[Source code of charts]
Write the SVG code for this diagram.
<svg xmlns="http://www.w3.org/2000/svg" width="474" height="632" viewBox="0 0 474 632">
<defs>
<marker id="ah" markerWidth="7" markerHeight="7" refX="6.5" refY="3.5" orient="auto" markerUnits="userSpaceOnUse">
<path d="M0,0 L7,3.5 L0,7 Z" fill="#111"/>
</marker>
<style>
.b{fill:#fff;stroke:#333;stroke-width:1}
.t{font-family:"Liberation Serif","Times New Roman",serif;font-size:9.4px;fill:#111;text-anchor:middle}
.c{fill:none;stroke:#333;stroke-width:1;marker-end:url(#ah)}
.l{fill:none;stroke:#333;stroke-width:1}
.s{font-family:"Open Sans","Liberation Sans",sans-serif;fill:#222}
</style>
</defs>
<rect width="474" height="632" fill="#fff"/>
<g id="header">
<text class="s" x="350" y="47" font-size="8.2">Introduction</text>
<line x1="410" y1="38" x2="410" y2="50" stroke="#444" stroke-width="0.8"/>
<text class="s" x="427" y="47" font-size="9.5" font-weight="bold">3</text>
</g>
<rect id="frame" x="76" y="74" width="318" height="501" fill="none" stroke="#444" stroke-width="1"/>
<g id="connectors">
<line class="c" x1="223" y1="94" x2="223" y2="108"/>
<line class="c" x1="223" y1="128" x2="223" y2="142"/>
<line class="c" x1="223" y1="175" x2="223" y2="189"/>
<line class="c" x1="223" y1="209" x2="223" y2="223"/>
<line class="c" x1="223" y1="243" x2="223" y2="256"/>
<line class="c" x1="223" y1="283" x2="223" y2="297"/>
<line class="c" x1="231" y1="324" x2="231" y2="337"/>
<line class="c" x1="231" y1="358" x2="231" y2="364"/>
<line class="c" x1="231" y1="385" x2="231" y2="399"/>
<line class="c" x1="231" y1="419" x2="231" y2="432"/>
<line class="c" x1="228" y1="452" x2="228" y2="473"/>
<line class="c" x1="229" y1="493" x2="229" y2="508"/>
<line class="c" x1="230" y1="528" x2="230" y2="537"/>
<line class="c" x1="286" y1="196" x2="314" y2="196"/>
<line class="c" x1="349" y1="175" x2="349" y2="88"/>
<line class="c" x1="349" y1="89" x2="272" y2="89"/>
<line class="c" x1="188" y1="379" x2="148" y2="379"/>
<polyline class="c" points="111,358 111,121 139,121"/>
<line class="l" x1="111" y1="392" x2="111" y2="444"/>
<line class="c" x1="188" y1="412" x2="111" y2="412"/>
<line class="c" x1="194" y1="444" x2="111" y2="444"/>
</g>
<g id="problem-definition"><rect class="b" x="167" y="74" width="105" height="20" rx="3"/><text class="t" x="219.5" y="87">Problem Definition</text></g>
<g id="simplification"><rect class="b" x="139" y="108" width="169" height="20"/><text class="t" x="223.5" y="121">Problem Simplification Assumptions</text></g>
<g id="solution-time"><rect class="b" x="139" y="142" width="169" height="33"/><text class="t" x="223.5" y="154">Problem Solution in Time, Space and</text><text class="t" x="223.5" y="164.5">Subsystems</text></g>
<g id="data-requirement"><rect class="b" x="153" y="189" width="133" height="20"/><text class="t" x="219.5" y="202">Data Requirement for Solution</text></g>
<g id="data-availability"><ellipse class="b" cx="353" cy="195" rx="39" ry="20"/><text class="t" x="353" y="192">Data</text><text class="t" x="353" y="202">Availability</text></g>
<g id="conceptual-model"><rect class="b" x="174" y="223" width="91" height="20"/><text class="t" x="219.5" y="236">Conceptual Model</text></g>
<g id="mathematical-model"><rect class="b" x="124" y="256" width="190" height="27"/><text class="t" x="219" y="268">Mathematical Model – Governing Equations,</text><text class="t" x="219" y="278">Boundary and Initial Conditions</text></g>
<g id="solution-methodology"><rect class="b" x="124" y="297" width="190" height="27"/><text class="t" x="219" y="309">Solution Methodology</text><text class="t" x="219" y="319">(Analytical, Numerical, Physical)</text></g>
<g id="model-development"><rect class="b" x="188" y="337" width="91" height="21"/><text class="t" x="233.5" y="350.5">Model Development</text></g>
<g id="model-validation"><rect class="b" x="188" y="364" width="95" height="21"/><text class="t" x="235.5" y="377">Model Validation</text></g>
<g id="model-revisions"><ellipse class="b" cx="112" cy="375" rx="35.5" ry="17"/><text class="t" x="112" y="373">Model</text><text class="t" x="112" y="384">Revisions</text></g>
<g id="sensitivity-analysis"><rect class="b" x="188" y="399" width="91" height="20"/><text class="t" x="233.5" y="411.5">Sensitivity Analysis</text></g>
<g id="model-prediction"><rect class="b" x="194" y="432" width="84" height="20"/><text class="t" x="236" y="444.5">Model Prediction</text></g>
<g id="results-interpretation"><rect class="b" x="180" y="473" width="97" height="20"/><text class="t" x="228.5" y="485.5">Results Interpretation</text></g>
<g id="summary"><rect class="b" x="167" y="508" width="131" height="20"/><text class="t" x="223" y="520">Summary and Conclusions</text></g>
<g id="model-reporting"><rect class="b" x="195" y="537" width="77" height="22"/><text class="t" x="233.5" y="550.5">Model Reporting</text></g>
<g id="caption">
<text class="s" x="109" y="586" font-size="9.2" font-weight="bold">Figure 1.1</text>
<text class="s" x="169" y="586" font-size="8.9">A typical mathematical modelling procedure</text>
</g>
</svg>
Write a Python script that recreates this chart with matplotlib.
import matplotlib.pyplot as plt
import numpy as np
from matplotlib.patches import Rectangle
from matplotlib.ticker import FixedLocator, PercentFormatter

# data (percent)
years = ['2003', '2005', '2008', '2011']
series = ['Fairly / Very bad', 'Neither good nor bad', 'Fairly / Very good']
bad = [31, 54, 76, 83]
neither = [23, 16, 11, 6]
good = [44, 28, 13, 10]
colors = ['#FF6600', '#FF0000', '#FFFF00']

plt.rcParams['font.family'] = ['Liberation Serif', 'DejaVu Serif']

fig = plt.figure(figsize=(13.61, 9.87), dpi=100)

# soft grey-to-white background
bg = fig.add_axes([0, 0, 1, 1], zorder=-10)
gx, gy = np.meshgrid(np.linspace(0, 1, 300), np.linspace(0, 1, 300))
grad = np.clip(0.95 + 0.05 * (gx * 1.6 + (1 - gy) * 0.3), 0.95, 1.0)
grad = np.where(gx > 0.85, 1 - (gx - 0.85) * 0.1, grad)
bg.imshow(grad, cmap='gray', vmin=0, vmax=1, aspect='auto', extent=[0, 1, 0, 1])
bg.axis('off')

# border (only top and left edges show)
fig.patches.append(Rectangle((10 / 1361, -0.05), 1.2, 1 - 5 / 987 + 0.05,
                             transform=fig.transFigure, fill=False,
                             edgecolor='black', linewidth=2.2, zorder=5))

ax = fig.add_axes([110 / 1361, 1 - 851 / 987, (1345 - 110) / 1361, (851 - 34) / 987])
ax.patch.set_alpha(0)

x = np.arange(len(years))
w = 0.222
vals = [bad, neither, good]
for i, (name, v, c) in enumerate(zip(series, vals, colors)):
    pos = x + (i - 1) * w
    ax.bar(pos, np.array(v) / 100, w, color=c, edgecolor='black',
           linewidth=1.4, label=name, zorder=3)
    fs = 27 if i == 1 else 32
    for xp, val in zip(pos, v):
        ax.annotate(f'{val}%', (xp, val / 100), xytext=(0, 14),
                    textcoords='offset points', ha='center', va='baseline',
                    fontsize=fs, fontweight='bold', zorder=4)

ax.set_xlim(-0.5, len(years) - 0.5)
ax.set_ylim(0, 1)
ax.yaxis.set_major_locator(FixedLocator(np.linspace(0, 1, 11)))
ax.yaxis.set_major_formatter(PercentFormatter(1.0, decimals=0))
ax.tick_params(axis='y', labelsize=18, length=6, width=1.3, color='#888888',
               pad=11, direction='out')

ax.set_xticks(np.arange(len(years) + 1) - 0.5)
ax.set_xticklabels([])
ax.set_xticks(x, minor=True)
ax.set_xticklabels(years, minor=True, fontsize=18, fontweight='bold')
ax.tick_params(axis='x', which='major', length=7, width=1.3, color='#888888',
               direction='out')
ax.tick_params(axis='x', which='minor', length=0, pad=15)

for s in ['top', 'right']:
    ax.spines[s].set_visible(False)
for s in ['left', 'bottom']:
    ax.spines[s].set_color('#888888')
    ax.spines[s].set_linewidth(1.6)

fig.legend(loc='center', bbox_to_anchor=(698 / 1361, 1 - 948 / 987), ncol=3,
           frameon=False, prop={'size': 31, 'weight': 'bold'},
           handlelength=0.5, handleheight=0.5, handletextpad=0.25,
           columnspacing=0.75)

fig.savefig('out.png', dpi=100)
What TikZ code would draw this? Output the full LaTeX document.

• _EXERCISE DIRECTIONS_
Return exactly the lines from the line that has "Write a Python" to the line that has "from matplotlib.ticker import", both of them included.

• _OUTPUT_
Write a Python script that recreates this chart with matplotlib.
import matplotlib.pyplot as plt
import numpy as np
from matplotlib.patches import Rectangle
from matplotlib.ticker import FixedLocator, PercentFormatter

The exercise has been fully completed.